### DATA SHOWN

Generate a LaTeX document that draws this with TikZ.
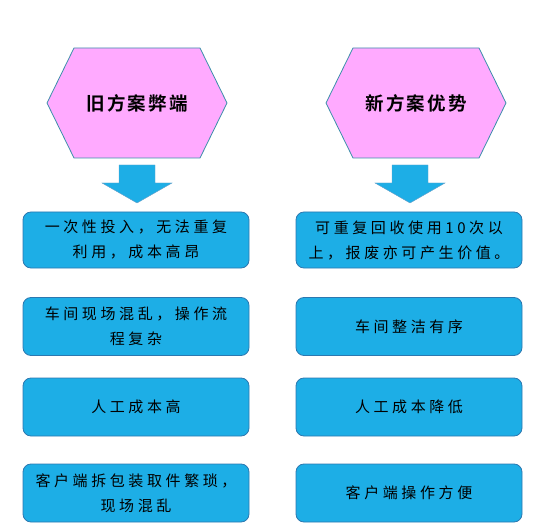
\documentclass[tikz,border=0pt]{standalone}
\usepackage{fontspec}
\usepackage{xcolor}
\usetikzlibrary{calc,positioning}
\newfontfamily\cjk[LetterSpace=24]{Noto Sans CJK SC}
\newfontfamily\cjkbf[LetterSpace=12]{Noto Sans CJK SC Bold}
\definecolor{bluex}{HTML}{1DAEE6}
\definecolor{edgex}{HTML}{2C78B0}
\definecolor{pinkx}{HTML}{FFAAFF}
\definecolor{tealx}{HTML}{3C8FAA}
\tikzset{
  box/.style={draw=edgex,thick,rounded corners=8pt,fill=bluex,align=center,minimum width=226pt,minimum height=58pt,inner sep=2pt,font=\cjk\fontsize{15}{25}\selectfont},
  hexa/.style={draw=tealx,thick,fill=pinkx},
  ttl/.style={font=\cjkbf\fontsize{18.5}{20}\selectfont},
  dn/.style={draw=edgex!70,fill=bluex,thin}
}

\begin{document}
\begin{tikzpicture}[x=1pt,y=-1pt]
\useasboundingbox (0,0) rectangle (550,527);
\def\hw{90}\def\hi{27}\def\hh{55}
% title hexagons
\foreach \cx/\nm in {137/oldH,416/newH}{
  \coordinate (\nm) at (\cx,103);
  \draw[hexa] ($(\nm)+(-\hw,0)$)--($(\nm)+(-\hw+\hi,-\hh)$)--($(\nm)+(\hw-\hi,-\hh)$)
    --($(\nm)+(\hw,0)$)--($(\nm)+(\hw-\hi,\hh)$)--($(\nm)+(-\hw+\hi,\hh)$)--cycle;
}
\node[ttl] (oldT) at (oldH) {旧方案弊端};
\node[ttl] (newT) at (newH) {新方案优势};
% down arrows
\foreach \cx in {137,410}{
  \draw[dn] (\cx-18,165)--(\cx+18,165)--(\cx+18,183)--(\cx+35,183)--(\cx,203)
    --(\cx-35,183)--(\cx-18,183)--cycle;
}
% old scheme
\node[box,minimum height=56pt] (o1) at (136,240) {一次性投入，无法重复\\利用，成本高昂};
\node[box] (o2) at (136,326.5) {车间现场混乱，操作流\\程复杂};
\node[box] (o3) at (136,407) {人工成本高};
\node[box] (o4) at (136,493) {客户端拆包装取件繁琐，\\现场混乱};
% new scheme
\node[box,minimum height=56pt] (n1) at (409,240) {可重复回收使用10次以\\上，报废亦可产生价值。};
\node[box] (n2) at (409,326.5) {车间整洁有序};
\node[box] (n3) at (409,407) {人工成本降低};
\node[box] (n4) at (409,493) {客户端操作方便};
\end{tikzpicture}
\end{document}
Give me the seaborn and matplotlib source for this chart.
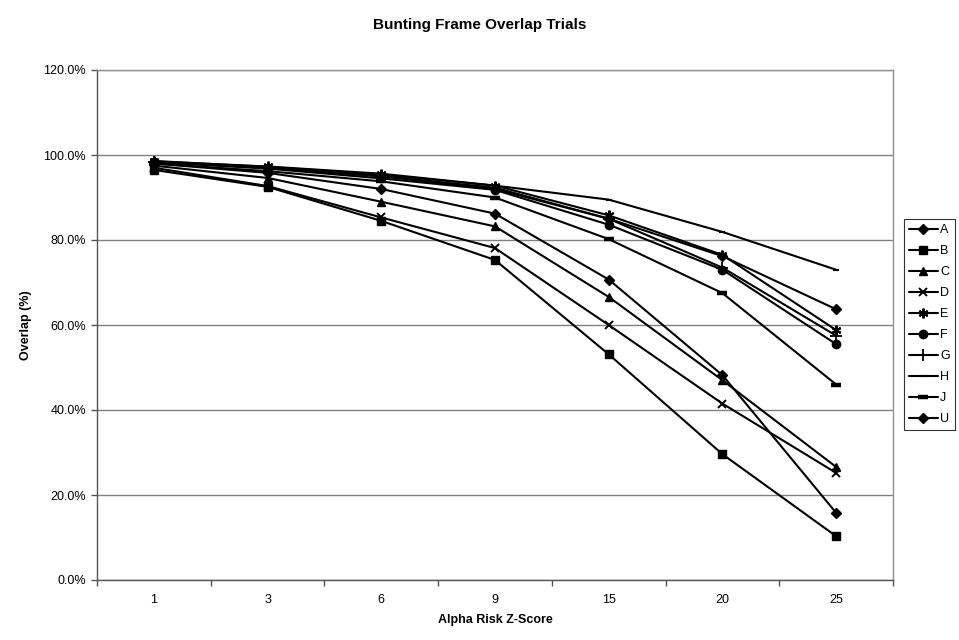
import matplotlib
matplotlib.use("Agg")
import matplotlib.pyplot as plt
import seaborn as sns
import pandas as pd
import numpy as np
from matplotlib.ticker import FixedLocator, PercentFormatter

# ---- data ----
zscores = ["1", "3", "6", "9", "15", "20", "25"]
series_names = ["A", "B", "C", "D", "E", "F", "G", "H", "J", "U"]
A = [98.0, 95.8, 92.0, 86.2, 70.7, 48.2, 15.8]
B = [96.5, 92.5, 84.5, 75.3, 53.1, 29.6, 10.3]
C = [97.5, 94.6, 89.0, 83.2, 66.6, 47.0, 26.6]
D = [97.0, 92.7, 85.3, 78.1, 60.0, 41.5, 25.2]
E = [98.5, 97.3, 95.6, 92.8, 85.8, 76.5, 58.8]
F = [98.3, 96.8, 94.5, 91.8, 83.6, 73.0, 55.5]
G = [98.4, 97.0, 95.0, 92.3, 85.0, 73.5, 57.5]
H = [98.6, 97.2, 95.4, 92.8, 89.5, 81.9, 73.0]
J = [98.0, 96.2, 93.8, 90.0, 80.2, 67.5, 46.0]
U = [98.4, 97.0, 95.0, 92.0, 85.0, 76.2, 63.7]
values = {"A": A, "B": B, "C": C, "D": D, "E": E, "F": F, "G": G, "H": H, "J": J, "U": U}

rows = []
for name in series_names:
    for i, (z, v) in enumerate(zip(zscores, values[name])):
        rows.append({"series": name, "pos": i, "zscore": z, "overlap": v})
df = pd.DataFrame(rows)

# ---- styles ----
marker_style = {
    "A": dict(marker="D", markersize=5, markeredgewidth=1),
    "B": dict(marker="s", markersize=6, markeredgewidth=1),
    "C": dict(marker="^", markersize=6, markeredgewidth=1),
    "D": dict(marker="x", markersize=6, markeredgewidth=1.4),
    "E": dict(marker=(6, 2, 0), markersize=7, markeredgewidth=1.5),
    "F": dict(marker="o", markersize=6, markeredgewidth=1),
    "G": dict(marker="+", markersize=8, markeredgewidth=1.3),
    "H": dict(marker="_", markersize=5, markeredgewidth=1.5),
    "J": dict(marker="_", markersize=7, markeredgewidth=3.2),
    "U": dict(marker="D", markersize=5, markeredgewidth=1),
}

sns.set_theme(style="white")
plt.rcParams["font.family"] = ["Liberation Sans", "DejaVu Sans"]
plt.rcParams["text.color"] = "black"
plt.rcParams["axes.labelcolor"] = "black"
plt.rcParams["xtick.color"] = "black"
plt.rcParams["ytick.color"] = "black"

fig = plt.figure(figsize=(9.59, 6.40), dpi=100)
ax = fig.add_axes([97 / 959, 1 - 580 / 640, (893 - 97) / 959, (580 - 70) / 640])

for name in series_names:
    sub = df[df["series"] == name]
    sns.lineplot(data=sub, x="pos", y="overlap", ax=ax, color="black",
                 linewidth=1.5, label=name, markeredgecolor="black",
                 markerfacecolor="black", **marker_style[name])

ax.set_xlim(-0.5, len(zscores) - 0.5)
ax.set_ylim(0, 120)
ax.xaxis.set_major_locator(FixedLocator(range(len(zscores))))
ax.set_xticklabels(zscores)
ax.xaxis.set_minor_locator(FixedLocator(np.arange(-0.5, len(zscores), 1.0)))
ax.yaxis.set_major_locator(FixedLocator(np.arange(0, 121, 20)))
ax.yaxis.set_major_formatter(PercentFormatter(decimals=1))
ax.tick_params(axis="x", which="major", length=0, labelsize=9, pad=10, labelcolor="black")
ax.tick_params(axis="x", which="minor", length=4, width=1, color="#555555", direction="out", bottom=True)
ax.tick_params(axis="y", which="major", length=4, width=1, color="#555555", direction="out", left=True,
               labelsize=9, pad=4, labelcolor="black")

ax.grid(axis="y", color="#808080", linewidth=1)
ax.set_axisbelow(True)
for side in ["top", "right"]:
    ax.spines[side].set_color("#909090")
    ax.spines[side].set_linewidth(1)
for side in ["left", "bottom"]:
    ax.spines[side].set_color("#555555")
    ax.spines[side].set_linewidth(1)

ax.set_xlabel("Alpha Risk Z-Score", fontsize=9, fontweight="bold", labelpad=6, color="black")
ax.set_ylabel("Overlap (%)", fontsize=9, fontweight="bold", labelpad=8, color="black")
fig.suptitle("Bunting Frame Overlap Trials", x=0.5, y=1 - 25 / 640, va="center",
             fontsize=11, fontweight="bold", color="black")

handles, labels = ax.get_legend_handles_labels()
ax.get_legend().remove()
leg = fig.legend(handles, labels, loc="upper left", bbox_to_anchor=(904 / 959, 1 - 219 / 640),
                 borderaxespad=0, frameon=True, fancybox=False, fontsize=9,
                 handlelength=2.3, handletextpad=0.2, labelspacing=0.72, borderpad=0.4)
leg.get_frame().set_edgecolor("black")
leg.get_frame().set_linewidth(0.8)
for t in leg.get_texts():
    t.set_color("black")

fig.savefig("out.png", dpi=100, facecolor="white")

######

STATED GOAL: Out of the preceding entries, pull every line containing the string "seaborn".

EXERCISE SOLUTION:
Give me the seaborn and matplotlib source for this chart.
import seaborn as sns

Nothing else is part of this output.